Given problem: Give every line of the data again, unchanged, but with no pictures.

— Start Data segment —

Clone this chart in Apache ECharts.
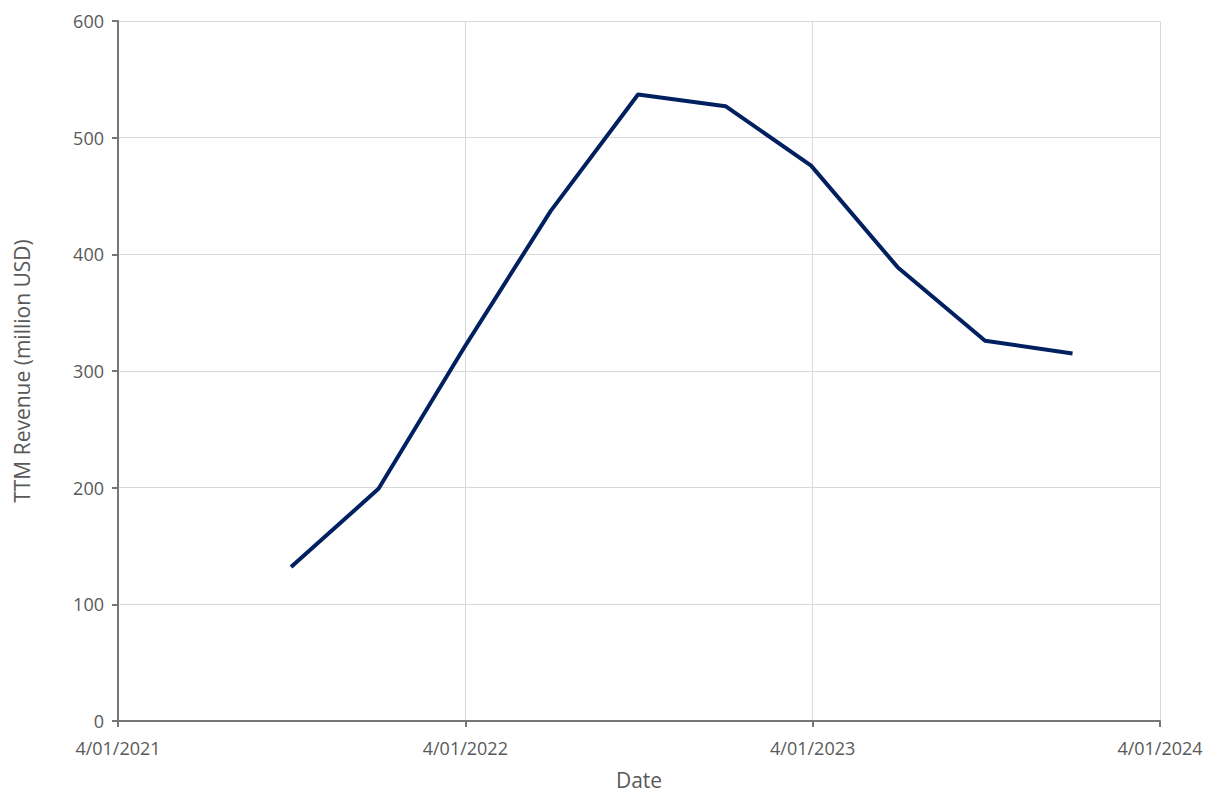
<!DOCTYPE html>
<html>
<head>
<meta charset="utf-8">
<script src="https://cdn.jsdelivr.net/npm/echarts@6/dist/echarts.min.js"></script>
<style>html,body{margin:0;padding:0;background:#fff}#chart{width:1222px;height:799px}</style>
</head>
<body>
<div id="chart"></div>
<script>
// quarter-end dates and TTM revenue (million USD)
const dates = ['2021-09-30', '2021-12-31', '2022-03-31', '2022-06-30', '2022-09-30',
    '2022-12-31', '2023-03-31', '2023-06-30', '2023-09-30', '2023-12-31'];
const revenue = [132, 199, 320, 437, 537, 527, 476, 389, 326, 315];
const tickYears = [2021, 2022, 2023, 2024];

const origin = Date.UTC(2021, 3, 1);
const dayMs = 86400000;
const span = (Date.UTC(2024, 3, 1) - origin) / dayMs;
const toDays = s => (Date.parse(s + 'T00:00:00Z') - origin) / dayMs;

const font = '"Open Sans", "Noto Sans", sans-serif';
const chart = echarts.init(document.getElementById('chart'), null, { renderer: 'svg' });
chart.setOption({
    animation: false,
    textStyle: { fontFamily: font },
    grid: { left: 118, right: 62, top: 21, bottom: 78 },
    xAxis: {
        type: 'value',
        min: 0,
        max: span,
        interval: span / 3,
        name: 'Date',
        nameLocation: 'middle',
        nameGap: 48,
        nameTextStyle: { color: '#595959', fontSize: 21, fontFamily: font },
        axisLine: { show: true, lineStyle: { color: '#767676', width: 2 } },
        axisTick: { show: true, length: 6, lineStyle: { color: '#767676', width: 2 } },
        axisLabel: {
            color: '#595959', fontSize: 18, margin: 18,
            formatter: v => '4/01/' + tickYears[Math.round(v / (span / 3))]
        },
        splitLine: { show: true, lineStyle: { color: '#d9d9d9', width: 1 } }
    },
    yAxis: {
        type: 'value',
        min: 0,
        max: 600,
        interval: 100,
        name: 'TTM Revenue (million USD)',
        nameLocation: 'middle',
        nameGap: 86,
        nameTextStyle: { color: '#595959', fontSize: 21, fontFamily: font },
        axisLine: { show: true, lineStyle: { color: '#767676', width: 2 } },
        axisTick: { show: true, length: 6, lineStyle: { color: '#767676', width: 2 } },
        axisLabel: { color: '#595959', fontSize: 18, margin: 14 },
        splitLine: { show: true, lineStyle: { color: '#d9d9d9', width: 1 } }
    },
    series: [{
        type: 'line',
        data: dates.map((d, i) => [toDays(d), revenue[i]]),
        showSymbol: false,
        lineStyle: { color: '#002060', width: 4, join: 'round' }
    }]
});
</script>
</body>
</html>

— End Data segment —

Written response:
Clone this chart in Apache ECharts.
<!DOCTYPE html>
<html>
<head>
<meta charset="utf-8">
<script src="https://cdn.jsdelivr.net/npm/echarts@6/dist/echarts.min.js"></script>
<style>html,body{margin:0;padding:0;background:#fff}#chart{width:1222px;height:799px}</style>
</head>
<body>
<div id="chart"></div>
<script>
// quarter-end dates and TTM revenue (million USD)
const dates = ['2021-09-30', '2021-12-31', '2022-03-31', '2022-06-30', '2022-09-30',
    '2022-12-31', '2023-03-31', '2023-06-30', '2023-09-30', '2023-12-31'];
const revenue = [132, 199, 320, 437, 537, 527, 476, 389, 326, 315];
const tickYears = [2021, 2022, 2023, 2024];

const origin = Date.UTC(2021, 3, 1);
const dayMs = 86400000;
const span = (Date.UTC(2024, 3, 1) - origin) / dayMs;
const toDays = s => (Date.parse(s + 'T00:00:00Z') - origin) / dayMs;

const font = '"Open Sans", "Noto Sans", sans-serif';
const chart = echarts.init(document.getElementById('chart'), null, { renderer: 'svg' });
chart.setOption({
    animation: false,
    textStyle: { fontFamily: font },
    grid: { left: 118, right: 62, top: 21, bottom: 78 },
    xAxis: {
        type: 'value',
        min: 0,
        max: span,
        interval: span / 3,
        name: 'Date',
        nameLocation: 'middle',
        nameGap: 48,
        nameTextStyle: { color: '#595959', fontSize: 21, fontFamily: font },
        axisLine: { show: true, lineStyle: { color: '#767676', width: 2 } },
        axisTick: { show: true, length: 6, lineStyle: { color: '#767676', width: 2 } },
        axisLabel: {
            color: '#595959', fontSize: 18, margin: 18,
            formatter: v => '4/01/' + tickYears[Math.round(v / (span / 3))]
        },
        splitLine: { show: true, lineStyle: { color: '#d9d9d9', width: 1 } }
    },
    yAxis: {
        type: 'value',
        min: 0,
        max: 600,
        interval: 100,
        name: 'TTM Revenue (million USD)',
        nameLocation: 'middle',
        nameGap: 86,
        nameTextStyle: { color: '#595959', fontSize: 21, fontFamily: font },
        axisLine: { show: true, lineStyle: { color: '#767676', width: 2 } },
        axisTick: { show: true, length: 6, lineStyle: { color: '#767676', width: 2 } },
        axisLabel: { color: '#595959', fontSize: 18, margin: 14 },
        splitLine: { show: true, lineStyle: { color: '#d9d9d9', width: 1 } }
    },
    series: [{
        type: 'line',
        data: dates.map((d, i) => [toDays(d), revenue[i]]),
        showSymbol: false,
        lineStyle: { color: '#002060', width: 4, join: 'round' }
    }]
});
</script>
</body>
</html>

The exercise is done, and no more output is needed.